China-backed miner MMG Ltd (HKG:1208) revealed Wednesday it lost $1.05 billion last year as metals prices traded at multiyear lows, forcing it to book a $784.3 million write down.
The overseas unit of China’s largest state-owned copper and zinc producer said revenue fell 21% to $1.95 billion in the year to Dec. 31, despite achieving record copper production, as prices for the industrial metal were down 20%. Zinc prices, in turn, were 11%, the company said.
Despite the results, the miner said it was optimistic about the medium and long-term future.
“Our people demonstrated their resilience and focus on safety, production volume and costs while we delivered the world’s next major copper mine,” CEO Andrew Michelmore said in a statement.

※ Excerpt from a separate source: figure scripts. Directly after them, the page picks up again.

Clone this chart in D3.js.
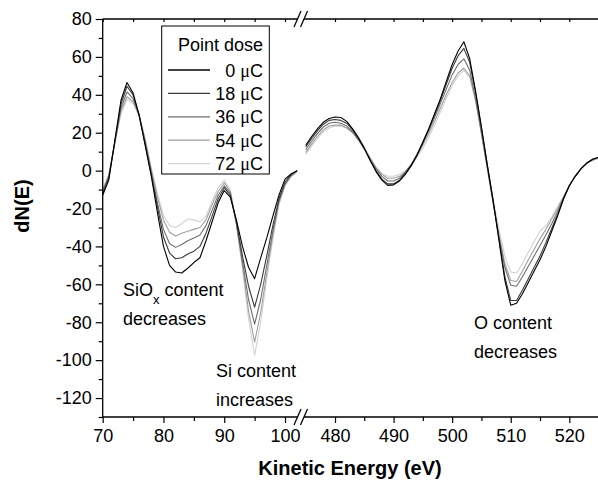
<!DOCTYPE html>
<html>
<head>
<meta charset="utf-8">
<script src="https://cdn.jsdelivr.net/npm/d3@7"></script>
<style>
  body { margin: 0; background: #fff; }
  text { font-family: "Liberation Sans", Arial, sans-serif; fill: #000; }
</style>
</head>
<body>
<div id="chart"></div>
<script>
const doses = ['0', '18', '36', '54', '72'];
const colors = ['#000000', '#3a3a3a', '#6e6e6e', '#a0a0a0', '#d2d2d2'];

// Si LVV region
const leftEnergy = [70, 71, 72, 73, 74, 75, 76, 77, 78, 79, 80, 81, 82, 83, 84, 85, 86,
    87, 88, 89, 90, 91, 92, 93, 94, 95, 96, 97, 98, 99, 100, 101, 102];
const left0 = [-13, -5, 16, 37, 46.5, 41, 29, 13, -3, -22, -40, -50, -53.5, -54, -51.5, -48.5, -46,
    -37, -27, -17, -10.5, -14, -26, -40, -51, -57, -46, -35.5, -24, -13, -4.5, -1.8, 0];
const left18 = [-12, -4, 15.5, 35, 44.5, 40, 29.5, 14, -2, -19, -35, -43.5, -46.5, -46, -44, -42.5, -40,
    -33, -24, -15, -9, -13, -27, -45, -61, -72, -60, -45, -29, -15, -6, -2, 0];
const left36 = [-11, -3, 15, 33, 41.5, 38, 29, 15, -1, -17, -31, -38.5, -40.5, -39, -37, -35.5, -34,
    -29, -21, -13, -8, -12, -28, -48, -68, -81, -68, -50, -32, -16, -7, -2.5, 0];
const left54 = [-10.5, -2.5, 14.5, 31.5, 39, 36.5, 29, 16, 0.5, -14, -26, -32.5, -34.5, -33, -32, -31, -30,
    -26, -18, -11, -6.5, -11, -28, -50, -74, -90.5, -75, -54, -34, -17, -7.5, -3, -0.5];
const left72 = [-9.5, -2, 14, 30, 37.5, 35.5, 29, 17, 1.5, -12, -23.5, -29, -30, -28, -25.5, -26, -27,
    -24, -16, -9, -5, -10, -28, -52, -78, -97.5, -80, -57, -36, -18, -8, -3, -0.5];

// O KLL region
const rightEnergy = [475, 476, 477, 478, 479, 480, 481, 482, 483, 484, 485, 486, 487, 488, 489, 490,
    491, 492, 493, 494, 495, 496, 497, 498, 499, 500, 501, 502, 503, 504, 505, 506, 507, 508, 509, 510,
    511, 512, 513, 514, 515, 516, 517, 518, 519, 520, 521, 522, 523, 524, 525];
const right0 = [13.4, 18, 22, 25.5, 27.5, 28.3, 28, 26, 22, 17.5, 12, 5.5, -0.5, -5, -7.8, -7.5,
    -5.5, -2, 2.5, 8, 15, 22, 30, 38, 47, 56, 63, 68, 59, 42, 23, 3, -16, -37, -58, -71,
    -70, -65, -59, -53, -47, -40, -32, -24, -15, -8, -3, 1, 4, 6, 7];
const right18 = [12.5, 17, 21, 24.5, 26.5, 27, 26.5, 25, 21.5, 17, 11.5, 5.5, 0, -4.5, -7, -7,
    -5, -1.5, 3, 8.5, 15, 22, 29.5, 37, 45.5, 54, 60.5, 64.5, 57, 41, 22.5, 3, -16, -36, -56, -68.5,
    -68.5, -63, -57, -51, -45, -38, -30.5, -23, -15, -8, -3, 1, 4, 6, 7];
const right36 = [11, 15.5, 19.5, 23, 25, 25.5, 25, 23.5, 20.5, 16.5, 11.5, 6, 1, -3, -5.5, -5.5,
    -4, -1, 3, 8.5, 14.5, 21, 28, 35.5, 43, 50.5, 56, 59, 53, 38, 20, 1.5, -17, -35, -51, -60.5,
    -61, -56, -50.5, -45, -39.5, -34, -28, -21.5, -14.5, -8, -3, 1, 4, 6, 7];
const right54 = [9.5, 14, 18, 21.5, 23.5, 24, 24, 22.5, 20, 16, 11.5, 6.5, 1.5, -2, -4, -4,
    -3, -0.5, 3, 8, 13.5, 19.5, 26, 33, 40, 46.5, 51.5, 54, 50, 37, 19.5, 1, -17, -34, -49, -58,
    -58.5, -53, -47, -41.5, -36, -31, -25.5, -20, -14, -8, -3, 1, 4, 5.5, 6.5];
const right72 = [8.6, 13, 17, 20.5, 22.5, 23.5, 23.5, 22.5, 20, 16.5, 12, 7, 2, -1.5, -3, -3,
    -2, 0, 3, 7, 12, 17.5, 24, 31, 38, 45, 50, 53, 49, 37, 20, 2, -15, -31, -45, -53.5,
    -54, -49, -43, -37.5, -32, -29, -24.5, -19, -13.5, -8, -3, 1, 4, 5.5, 6.5];

const leftSeries = [left0, left18, left36, left54, left72];
const rightSeries = [right0, right18, right36, right54, right72];

const yMajor = [-120, -100, -80, -60, -40, -20, 0, 20, 40, 60, 80];
const yMinor = [-130, -110, -90, -70, -50, -30, -10, 10, 30, 50, 70];
const leftMajor = [70, 80, 90, 100];
const leftMinor = [75, 85, 95];
const rightMajor = [480, 490, 500, 510, 520];
const rightMinor = [485, 495, 505, 515];

const width = 598, height = 483;
const svg = d3.select('#chart').append('svg')
    .attr('width', width)
    .attr('height', height);

const xLeft = d3.scaleLinear().domain([70, 100]).range([102.7, 285]);
const xRight = d3.scaleLinear().domain([480, 520]).range([335, 569.3]);
const y = d3.scaleLinear().domain([-130, 80]).range([417, 19]);
const plotTop = y(80), plotBottom = y(-130);
const breakL = 297.5, breakR = 304;

// curves, lightest first so black ends on top
function drawPanel(energy, series, x) {
    const line = d3.line().x((d, i) => x(energy[i])).y(d => y(d));
    svg.append('g')
        .selectAll('path')
        .data(series.map((s, i) => ({ values: s, color: colors[i] })).reverse())
        .enter().append('path')
        .attr('d', d => line(d.values))
        .attr('fill', 'none')
        .attr('stroke', d => d.color)
        .attr('stroke-width', 1.1)
        .attr('stroke-linejoin', 'round');
}
drawPanel(leftEnergy, leftSeries, xLeft);
drawPanel(rightEnergy, rightSeries, xRight);

// axes
function tickAxis(axis, tx, ty) {
    const g = svg.append('g').attr('transform', `translate(${tx},${ty})`).call(axis);
    g.select('.domain').remove();
    g.selectAll('line').attr('stroke', '#000').attr('stroke-width', 1.2);
    g.selectAll('text').style('font-size', '18px').attr('font-family', '"Liberation Sans", Arial, sans-serif');
    return g;
}
tickAxis(d3.axisLeft(y).tickValues(yMajor).tickSize(7).tickPadding(4).tickFormat(d => String(d)), xLeft(70), 0);
tickAxis(d3.axisLeft(y).tickValues(yMinor).tickSize(4).tickFormat(''), xLeft(70), 0);
tickAxis(d3.axisBottom(xLeft).tickValues(leftMajor).tickSize(6).tickPadding(6), 0, plotBottom);
tickAxis(d3.axisBottom(xLeft).tickValues(leftMinor).tickSize(4).tickFormat(''), 0, plotBottom);
tickAxis(d3.axisBottom(xRight).tickValues(rightMajor).tickSize(6).tickPadding(6), 0, plotBottom);
tickAxis(d3.axisBottom(xRight).tickValues(rightMinor).tickSize(4).tickFormat(''), 0, plotBottom);
tickAxis(d3.axisBottom(xLeft).tickValues(leftMajor.concat(leftMinor)).tickSize(3).tickFormat(''), 0, plotTop);
tickAxis(d3.axisBottom(xRight).tickValues(rightMajor.concat(rightMinor)).tickSize(3).tickFormat(''), 0, plotTop);

const frame = svg.append('g').attr('stroke', '#000').attr('stroke-width', 1.3);
frame.append('line').attr('x1', xLeft(70)).attr('x2', xLeft(70)).attr('y1', plotTop).attr('y2', plotBottom);
[plotTop, plotBottom].forEach(yy => {
    frame.append('line').attr('x1', xLeft(70)).attr('x2', breakL).attr('y1', yy).attr('y2', yy);
    frame.append('line').attr('x1', breakR).attr('x2', width).attr('y1', yy).attr('y2', yy);
    [breakL, breakR].forEach(bx => {
        frame.append('line')
            .attr('x1', bx - 3.5).attr('y1', yy + 8)
            .attr('x2', bx + 3.5).attr('y2', yy - 8);
    });
});

// axis titles
svg.append('text')
    .attr('x', 350).attr('y', 475)
    .attr('text-anchor', 'middle')
    .style('font-size', '20px').style('font-weight', 'bold')
    .text('Kinetic Energy (eV)');
svg.append('text')
    .attr('transform', 'translate(29,206) rotate(-90)')
    .attr('text-anchor', 'middle')
    .style('font-size', '20px').style('font-weight', 'bold')
    .text('dN(E)');

// legend
const legend = svg.append('g');
legend.append('rect')
    .attr('x', 161.7).attr('y', 26).attr('width', 107.6).attr('height', 148)
    .attr('fill', '#fff').attr('stroke', '#000').attr('stroke-width', 1);
legend.append('text')
    .attr('x', 263).attr('y', 51)
    .attr('text-anchor', 'end')
    .style('font-size', '18px')
    .text('Point dose');
doses.forEach((d, i) => {
    const cy = 70 + i * 23.4;
    legend.append('line')
        .attr('x1', 168).attr('x2', 210).attr('y1', cy).attr('y2', cy)
        .attr('stroke', colors[i]).attr('stroke-width', 1.3);
    const t = legend.append('text')
        .attr('x', 263).attr('y', cy + 6.5)
        .attr('text-anchor', 'end')
        .style('font-size', '18px');
    t.append('tspan').text(d + ' ');
    t.append('tspan').attr('font-family', '"Liberation Serif", "Times New Roman", serif').text('\u03bc');
    t.append('tspan').text('C');
});

// annotations
function note(x, yy, lines) {
    lines.forEach((l, i) => {
        const t = svg.append('text')
            .attr('x', x).attr('y', yy + i * 29)
            .style('font-size', '18px');
        l.forEach(part => {
            const s = t.append('tspan').text(part.t);
            if (part.sub) s.attr('baseline-shift', 'sub').style('font-size', '13px');
        });
    });
}
note(123, 296, [[{ t: 'SiO' }, { t: 'x', sub: true }, { t: ' content' }], [{ t: 'decreases' }]]);
note(216, 377, [[{ t: 'Si content' }], [{ t: 'increases' }]]);
note(474, 329, [[{ t: 'O content' }], [{ t: 'decreases' }]]);
</script>
</body>
</html>
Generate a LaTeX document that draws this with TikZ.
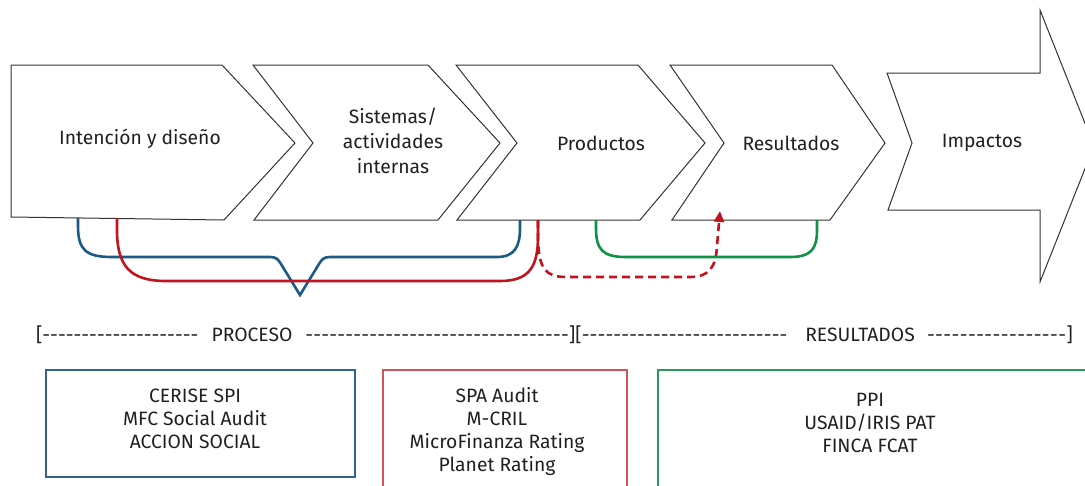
\documentclass[tikz,border=0pt]{standalone}
\usepackage{fontspec}
\setmainfont{Fira Sans}
\usetikzlibrary{arrows.meta}
\definecolor{cblue}{HTML}{1B5A85}
\definecolor{cred}{HTML}{C1141E}
\definecolor{cgreen}{HTML}{0E9345}
\definecolor{bblue}{HTML}{2F6590}
\definecolor{bred}{HTML}{D6525A}
\definecolor{bgreen}{HTML}{2C9A5C}
\definecolor{cgray}{HTML}{333333}
\definecolor{txt}{HTML}{231F20}
\newcommand\dashfill[1]{\makebox[#1]{\xleaders\hbox{-}\hfill}}
\begin{document}
\begin{tikzpicture}[x=1pt,y=-1pt,
  chev/.style={draw=cgray, line width=1pt, fill=white, line join=miter},
  lbl/.style={font=\fontsize{19.3}{25}\selectfont, text=txt, align=center, inner sep=0pt},
  brk/.style={font=\fontsize{19.3}{24}\selectfont, text=txt, inner sep=0pt},
  boxtxt/.style={font=\fontsize{19.3}{23}\selectfont, text=txt, align=center, inner sep=0pt},
  conn/.style={line width=2.6pt, line cap=butt},
  dconn/.style={conn, dash pattern=on 8pt off 5pt},
  box/.style={line width=1.2pt}]
\useasboundingbox (0,0) rectangle (1085,485);
\clip (0,0) rectangle (1085,485);
% chevrons
\draw[chev] (11,65) -- (222,65) -- (295,143) -- (224,220) -- (11,217) -- cycle;
\draw[chev] (253,65) -- (428,65) -- (500,143) -- (438,220) -- (254,220) -- (313,143) -- cycle;
\draw[chev] (456,65) -- (638,65) -- (705,143) -- (640,220) -- (457,220) -- (517,143) -- cycle;
\draw[chev] (670,65) -- (832,65) -- (885,143) -- (830,220) -- (672,220) -- (724,143) -- cycle;
\draw[chev] (887,73) -- (1040,73) -- (1040,10) -- (1094,146) -- (1040,282) -- (1040,210) -- (888,210) -- (912,143) -- cycle;
% chevron labels
\node[lbl, anchor=base] (t1) at (140,144) {Intención y diseño};
\node[lbl] (t2) at (393,141) {Sistemas/\\actividades\\internas};
\node[lbl, anchor=base] (t3) at (601,150) {Productos};
\node[lbl, anchor=base] (t4) at (791,150) {Resultados};
\node[lbl, anchor=base] (t5) at (982,147) {Impactos};
% connector ends
\coordinate (b1) at (78,218);
\coordinate (r1) at (117,218);
\coordinate (v) at (300,295);
\coordinate (b2) at (520,220);
\coordinate (r2) at (538,220);
\coordinate (g1) at (596,220);
\coordinate (ra) at (720,211);
\coordinate (g2) at (817,220);
% blue brace
\draw[conn, cblue] (b1) -- (78,226) .. controls (78,250) and (86,257) .. (112,257) -- (270,257)
  .. controls (276,257) and (278,259) .. (281,264) -- (v) -- (319,264)
  .. controls (322,259) and (324,257) .. (330,257) -- (497,257)
  .. controls (515,257) and (520,246) .. (520,228) -- (b2);
% red solid
\draw[conn, cred] (r1) -- (117,230) .. controls (117,266) and (130,281) .. (166,281) -- (500,281)
  .. controls (530,281) and (538,266) .. (538,236) -- (r2);
% red dashed arrow
\draw[dconn, cred, -{Triangle[length=11pt,width=10pt]}] (r2) -- (538,240) .. controls (539,268) and (545,277) .. (566,277) -- (690,277)
  .. controls (710,277) and (716,266) .. (717,246) -- (ra);
% green
\draw[conn, cgreen] (g1) -- (596,228) .. controls (596,250) and (603,257) .. (626,257) -- (790,257)
  .. controls (812,257) and (817,248) .. (817,230) -- (g2);
% bracket line
\node[brk, anchor=base west] (bl) at (36,341) {[\dashfill{156pt}};
\node[brk, anchor=base] (bp) at (252,341) {PROCESO};
\node[brk, anchor=base west] (bm) at (305,341) {\dashfill{264pt}][\dashfill{206pt}};
\node[brk, anchor=base] (br) at (860,341) {RESULTADOS};
\node[brk, anchor=base east] (be) at (1073,341) {\dashfill{140pt}]};
% boxes
\draw[box, bblue] (46,370) rectangle (355,477);
\draw[box, bred] (383,495) -- (383,370) -- (627,370) -- (627,495);
\draw[box, bgreen] (658,495) -- (658,370) -- (1095,370);
\node[boxtxt] (x1) at (195,418.4) {CERISE SPI\\MFC Social Audit\\ACCION SOCIAL};
\node[boxtxt] (x2) at (497,431.4) {SPA Audit\\M-CRIL\\MicroFinanza Rating\\Planet Rating};
\node[boxtxt] (x3) at (870,423.3) {PPI\\USAID/IRIS PAT\\FINCA FCAT};
\end{tikzpicture}
\end{document}
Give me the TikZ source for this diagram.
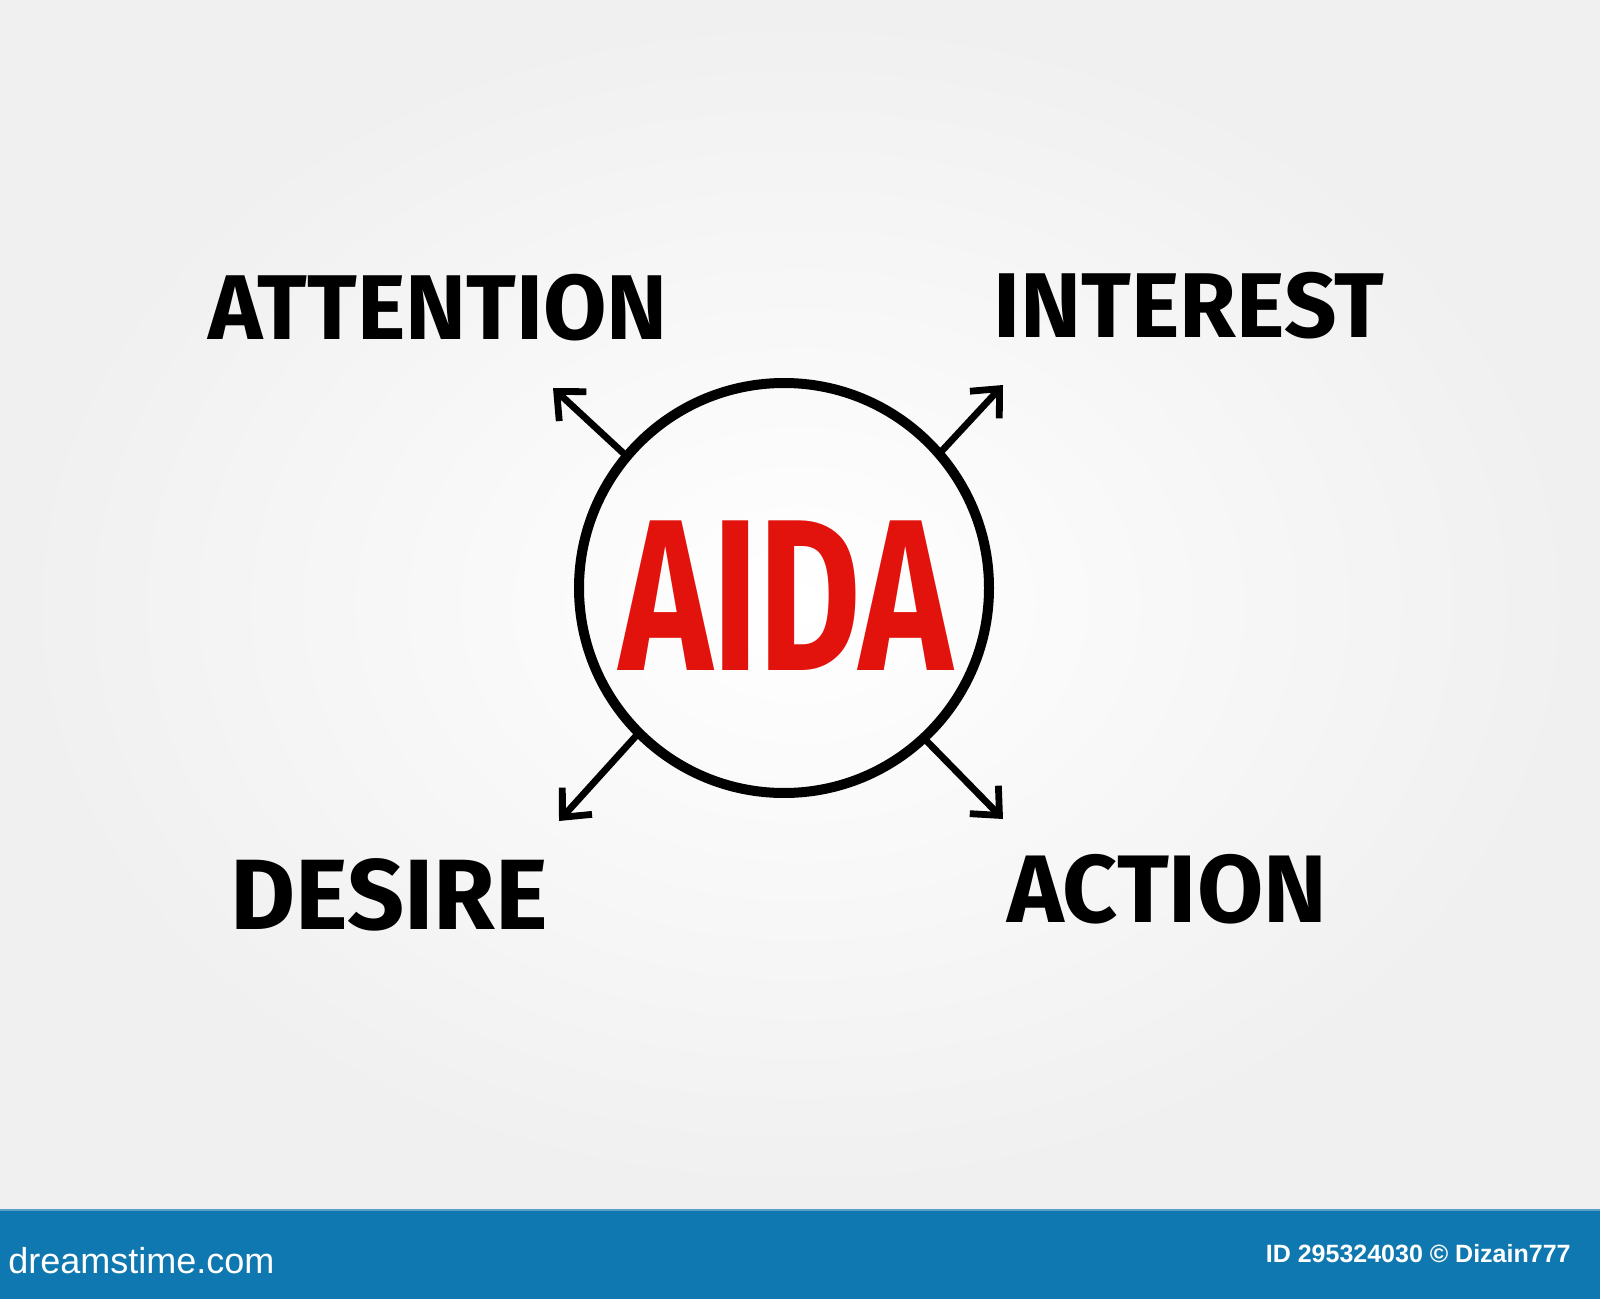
\documentclass[tikz,border=0pt]{standalone}
\usepackage{fontspec}
\setmainfont{Fira Sans}
\newfontfamily\footfont{Liberation Sans}
\usepackage{tikz}
\usetikzlibrary{arrows.meta}
\definecolor{aidared}{RGB}{226,18,12}
\definecolor{barblue}{RGB}{16,120,176}
\tikzset{
  word/.style={font=\fontsize{46}{52}\selectfont\bfseries, text=black, inner sep=0pt},
  spoke/.style={line width=3.4pt, line cap=round, -{Straight Barb[length=11pt, width=20pt, line width=3.4pt]}},
  foot/.style={font=\footfont\fontsize{12.5}{14}\selectfont\bfseries, text=white, inner sep=0pt}
}
\begin{document}
\begin{tikzpicture}[x=0.5pt, y=-0.5pt]
\useasboundingbox (0,0) rectangle (1600,1299);
% paper and footer
\shade[inner color=white, outer color=black!6] (0,0) rectangle (1600,1209);
\fill[barblue] (0,1209) rectangle (1600,1299);
\draw[barblue!70!white, line width=0.8pt] (0,1210) -- (1600,1210);
% centre
\node[circle, draw, line width=5pt, minimum size=205pt, inner sep=0pt] (hub) at (784,588) {};
\node[font=\fontsize{108}{110}\selectfont\bfseries, text=aidared, inner sep=0pt] (aida) at (786,596) {\scalebox{0.73}[1]{AIDA}};
% the four steps
\node[word] (attention) at (438,308) {ATTENTION};
\node[word] (interest) at (1189,306) {INTEREST};
\node[word, font=\fontsize{50}{56}\selectfont\bfseries] (desire) at (389,895) {DESIRE};
\node[word, font=\fontsize{48}{54}\selectfont\bfseries] (action) at (1167,889) {ACTION};
\coordinate (attn-tip) at (553,388);
\coordinate (int-tip) at (1003,385);
\coordinate (des-tip) at (559,821);
\coordinate (act-tip) at (1003,819);
\draw[spoke] (hub.140) -- (attn-tip);
\draw[spoke] (hub.41) -- (int-tip);
\draw[spoke] (hub.225) -- (des-tip);
\draw[spoke] (hub.-47) -- (act-tip);
% footer texts
\node[foot, anchor=west, font=\footfont\fontsize{18}{20}\selectfont] (site) at (8,1261) {dreamstime.com};
\node[foot, anchor=east] (imgid) at (1571,1254) {ID 295324030 © Dizain777};
\end{tikzpicture}
\end{document}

He was referring to Las Bambas copper mine in Peru, which began producing earlier this year and it is expected to produce between 250,000 to 300,000 metric tons in 2016, and close to 400,000 tonnes in 2017.
More supply doesn’t seem to be what the market needs now, analysts and competitors say. Chile’s Codelco, the world’s No. 1 producer of the industrial metal, warned last week that prices are likely to stay at to around $2 to $2.10 a pound for at least two years. And Freeport-McMoRan (NYSE:FCX), the largest publicly traded copper producer, said that not even output cuts would be enough to end the surplus this year, as demand won’t catch up with supply until 2017, Bloomberg reported.
Copper prices have collapsed in the past three years as China, the biggest consumer, headed for its slowest economic growth in a generation following years of investment in output by miners. According to figures published by the World Bureau of Metal Statistics, copper production exceeded demand by roughly 147,000 tons in 2015, the biggest glut since 2009.